The latter part of a summer break sees Komura and Mie separated physically, but still in one another’s thoughts. Then the whole pretence collapses and they spend time together too. Still, pretty cute.
I think we may have reached the stage of this manga where Stockholm Syndrome (Shibuya Syndrome? Maybe that should be the term…) has set in and I just like it. Or the writing has gotten a bit stronger. Possibly both.
There are actually some very worthwhile moments here. Komura can still be a bit of a donut hole, but seeing him navigate his incredibly embarassing mom and Mie’s secondhand awkward over his parents’ divorce makes him at least surrounded by interesting things.
But if Komura’s mom is a handful, well, Komura gets a double dose when he has to put up with an extended visit with Mie’s dad, which turns out to be pretty embarrassing for every single person involved.
And I don’t tend to find this series terribly funny, more super charming, but the panel where Mie is at Komura’s place and his imagination calls the cops on him made me laugh pretty hard.

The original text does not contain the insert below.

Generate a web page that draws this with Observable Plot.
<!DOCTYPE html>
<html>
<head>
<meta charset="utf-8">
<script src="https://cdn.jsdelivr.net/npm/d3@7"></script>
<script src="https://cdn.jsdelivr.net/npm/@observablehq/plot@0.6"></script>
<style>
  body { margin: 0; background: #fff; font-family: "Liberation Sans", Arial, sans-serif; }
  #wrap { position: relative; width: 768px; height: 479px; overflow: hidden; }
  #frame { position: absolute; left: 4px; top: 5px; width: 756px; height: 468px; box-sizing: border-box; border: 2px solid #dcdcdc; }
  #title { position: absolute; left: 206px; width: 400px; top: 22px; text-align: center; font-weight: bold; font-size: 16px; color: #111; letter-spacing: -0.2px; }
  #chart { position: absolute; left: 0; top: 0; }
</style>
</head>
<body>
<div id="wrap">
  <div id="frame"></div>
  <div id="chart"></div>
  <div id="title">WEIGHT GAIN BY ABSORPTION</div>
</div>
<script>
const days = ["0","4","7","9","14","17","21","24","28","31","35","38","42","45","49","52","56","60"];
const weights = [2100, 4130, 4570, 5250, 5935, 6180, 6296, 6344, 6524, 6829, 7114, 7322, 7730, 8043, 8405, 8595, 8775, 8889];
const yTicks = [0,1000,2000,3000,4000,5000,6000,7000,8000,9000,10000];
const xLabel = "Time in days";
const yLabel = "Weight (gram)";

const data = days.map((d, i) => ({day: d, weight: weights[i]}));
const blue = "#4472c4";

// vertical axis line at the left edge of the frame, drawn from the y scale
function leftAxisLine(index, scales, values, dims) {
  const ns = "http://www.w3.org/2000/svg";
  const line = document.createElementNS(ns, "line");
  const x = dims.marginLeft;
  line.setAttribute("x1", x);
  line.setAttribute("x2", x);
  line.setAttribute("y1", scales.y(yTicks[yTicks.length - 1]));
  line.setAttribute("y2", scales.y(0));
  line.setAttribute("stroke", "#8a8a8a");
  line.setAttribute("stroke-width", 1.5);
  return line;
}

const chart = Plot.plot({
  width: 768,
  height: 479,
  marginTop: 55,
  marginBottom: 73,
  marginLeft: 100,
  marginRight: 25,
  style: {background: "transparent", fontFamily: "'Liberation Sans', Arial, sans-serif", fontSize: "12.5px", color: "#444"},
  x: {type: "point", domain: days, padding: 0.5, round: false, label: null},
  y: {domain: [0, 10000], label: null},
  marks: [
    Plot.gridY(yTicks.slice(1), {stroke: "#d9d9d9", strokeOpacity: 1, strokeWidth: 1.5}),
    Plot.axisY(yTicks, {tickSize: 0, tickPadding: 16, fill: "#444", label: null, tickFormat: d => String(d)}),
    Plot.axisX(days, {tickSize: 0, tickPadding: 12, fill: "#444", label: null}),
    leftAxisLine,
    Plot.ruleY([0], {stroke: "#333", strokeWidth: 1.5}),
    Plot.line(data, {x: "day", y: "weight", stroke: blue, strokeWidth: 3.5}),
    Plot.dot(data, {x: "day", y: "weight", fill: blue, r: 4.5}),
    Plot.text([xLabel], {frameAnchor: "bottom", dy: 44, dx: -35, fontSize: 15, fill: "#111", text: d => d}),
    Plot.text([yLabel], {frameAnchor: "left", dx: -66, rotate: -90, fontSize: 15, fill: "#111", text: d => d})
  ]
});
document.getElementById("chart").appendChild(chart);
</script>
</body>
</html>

Nothing wrong with banking goodwill.
As unrealistic and played out as the titular conceit has been, there are some clever tweaks to the formula this time, from Mie deliberately forgetting her glasses so she can randomize her ice cream selection, to an overheard conversation when Mie doesn’t realize Komura is literally sitting next to her.
The conflict of awkward first love and bottling it constantly (sorry, Komura whiffs it harder than [baseball analogy I don’t understand goes here]) finally smacks up against reality. And that’s a good thing - these two growing up means that things cannot just stay as they are, and they’re forced to start dealing with it. Slowly.

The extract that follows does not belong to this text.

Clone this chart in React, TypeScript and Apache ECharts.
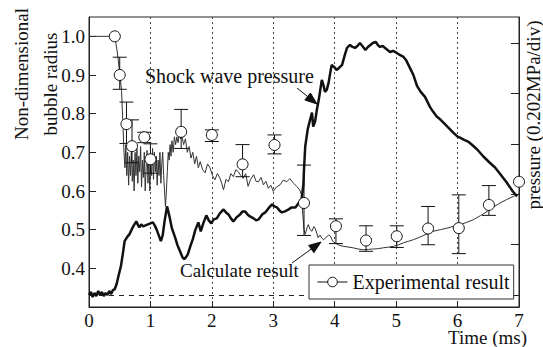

Middle school is about to end and Mie, in a move that makes character sense but I was still not expecting, is headed to her mom’s all-girls school. Whoops. Beyond the separation factor, Mie’s face when Komura reveals he’s headed to a co-ed school says it all.
So, when that big summer festival happens? And the huge fireworks display goes off? Well. Yeah. Rome wasn’t built in a day, but you’d be forgiven for thinking they were at least about to put up the scaffolding there. Getting annoyed at how slow the romance is progressing in a series of this nature is an exercise in futility if there ever was one.

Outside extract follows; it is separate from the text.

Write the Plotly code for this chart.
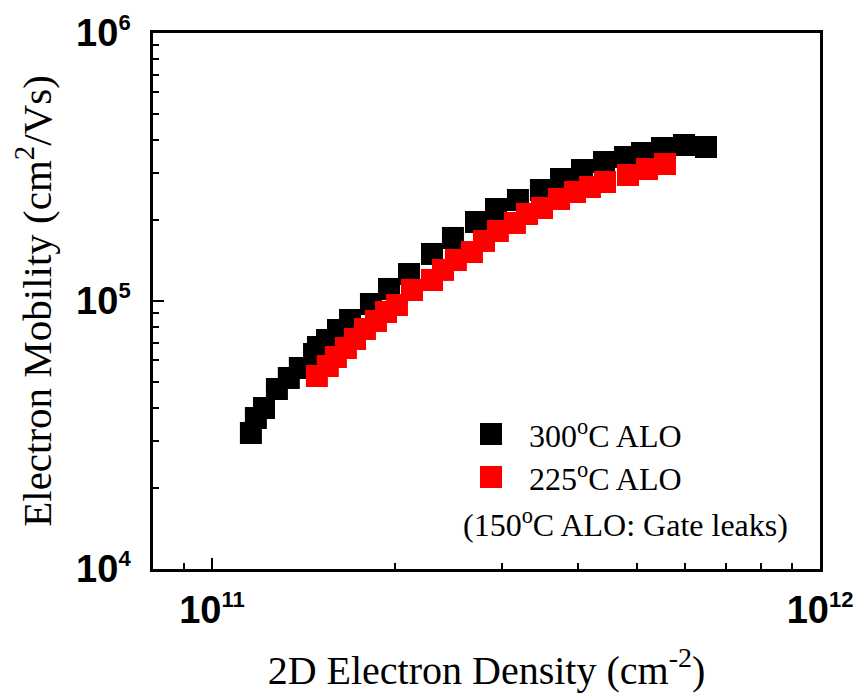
import plotly.graph_objects as go

# 2D electron density (cm^-2) and electron mobility (cm^2/Vs)
density_300 = [1.159e11, 1.181e11, 1.218e11, 1.279e11, 1.338e11, 1.395e11, 1.472e11,
               1.494e11, 1.546e11, 1.612e11, 1.687e11, 1.826e11, 1.955e11, 2.109e11,
               2.301e11, 2.491e11, 2.718e11, 2.932e11, 3.186e11, 3.476e11, 3.750e11,
               4.061e11, 4.413e11, 4.779e11, 5.096e11, 5.497e11, 5.975e11, 6.494e11]
mobility_300 = [32170, 36600, 39870, 46950, 51620, 56230, 63420,
                67350, 71540, 77960, 84940, 97450, 110900, 126100,
                149800, 171900, 197100, 220400, 238200, 259600, 285300,
                308200, 330200, 344500, 356600, 372300, 382000, 375500]

density_225 = [1.488e11, 1.551e11, 1.599e11, 1.661e11, 1.719e11, 1.785e11, 1.861e11,
               1.933e11, 2.015e11, 2.133e11, 2.301e11, 2.399e11, 2.519e11, 2.677e11,
               2.802e11, 2.953e11, 3.150e11, 3.297e11, 3.490e11, 3.722e11, 3.954e11,
               4.185e11, 4.430e11, 4.833e11, 5.194e11, 5.560e11]
mobility_225 = [52500, 57210, 61800, 66760, 72150, 78620, 84230,
                91000, 96630, 109900, 119800, 130600, 142200, 152300,
                167500, 182500, 195500, 211200, 222300, 240200, 255100,
                266300, 278000, 295200, 310700, 324500]

x_tickvals = [1e11, 1e12]
x_exponents = ["11", "12"]
y_tickvals = [1e4, 1e5, 1e6]
y_exponents = ["4", "5", "6"]

legend_labels = ["300<sup>o</sup>C ALO", "225<sup>o</sup>C ALO"]
legend_colors = ["black", "red"]
note_text = "(150<sup>o</sup>C ALO: Gate leaks)"


def power_label(exp):
    return "10<sup><span style='font-size:22px'>" + exp + "</span></sup>"


W, H = 859, 694
L, R, T, B = 153, 39, 33, 125
PW, PH = W - L - R, H - T - B


def px(xp):
    return (xp - L) / PW


def py(yp):
    return (H - B - yp) / PH


fig = go.Figure()
fig.add_trace(go.Scatter(x=density_300, y=mobility_300, mode="markers",
                         marker=dict(symbol="square", size=22, color="black", line=dict(width=0)),
                         name="300 C ALO", showlegend=False))
fig.add_trace(go.Scatter(x=density_225, y=mobility_225, mode="markers",
                         marker=dict(symbol="square", size=22, color="red", line=dict(width=0)),
                         name="225 C ALO", showlegend=False))

serif = "Liberation Serif, Times New Roman, serif"
sans = "Liberation Sans, Arial, sans-serif"

axis_common = dict(
    type="log", showgrid=False, zeroline=False,
    showline=True, linecolor="black", linewidth=2.5, mirror=True,
    ticks="inside", ticklen=11, tickwidth=2, tickcolor="black",
    tickmode="array",
    tickfont=dict(family=sans, size=38, color="black", weight="bold"),
    minor=dict(ticks="inside", ticklen=6, tickwidth=2, tickcolor="black", dtick="D1", showgrid=False),
)

fig.update_xaxes(**axis_common, range=[10.90309, 12.0], tickvals=x_tickvals,
                 ticktext=[power_label(e) for e in x_exponents],
                 ticklabelstandoff=6,
                 title=dict(text="2D Electron Density (cm<sup>-2</sup>)",
                            font=dict(family=serif, size=40, color="black"), standoff=26))
fig.update_yaxes(**axis_common, range=[4, 6], tickvals=y_tickvals,
                 ticktext=[power_label(e) for e in y_exponents],
                 ticklabelstandoff=12,
                 title=dict(text="Electron Mobility (cm<sup>2</sup>/Vs)",
                            font=dict(family=serif, size=41, color="black"), standoff=12))

# legend swatches and labels
rows_y = [434, 477]
for yc, col, lab in zip(rows_y, legend_colors, legend_labels):
    fig.add_shape(type="rect", xref="paper", yref="paper",
                  x0=px(480), x1=px(502), y0=py(yc + 11), y1=py(yc - 11),
                  fillcolor=col, line=dict(width=0))
    fig.add_annotation(xref="paper", yref="paper", x=px(527), y=py(yc), text=lab,
                       showarrow=False, xanchor="left", yanchor="middle",
                       font=dict(family=serif, size=32, color="black"))
fig.add_annotation(xref="paper", yref="paper", x=px(461), y=py(523), text=note_text,
                   showarrow=False, xanchor="left", yanchor="middle",
                   font=dict(family=serif, size=32, color="black"))

fig.update_layout(width=W, height=H, margin=dict(l=L, r=R, t=T, b=B, autoexpand=False),
                  plot_bgcolor="white", paper_bgcolor="white", showlegend=False)

fig.write_html("out.html")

It’s basically as cute as always, with a little more acknowledgment of how our leads are both growing up and changing. The cute stuff is pretty good - those two are going to be a menace once hormones really hit peak levels if that video call proves to be just the start of things.
4 stars - it’s doing a good job and, even with the usual mayhem of the glasses, there’s a subtle shift to being as fluffy as before, yet adding a little more substance to it. That is definitely a change the series really benefits from.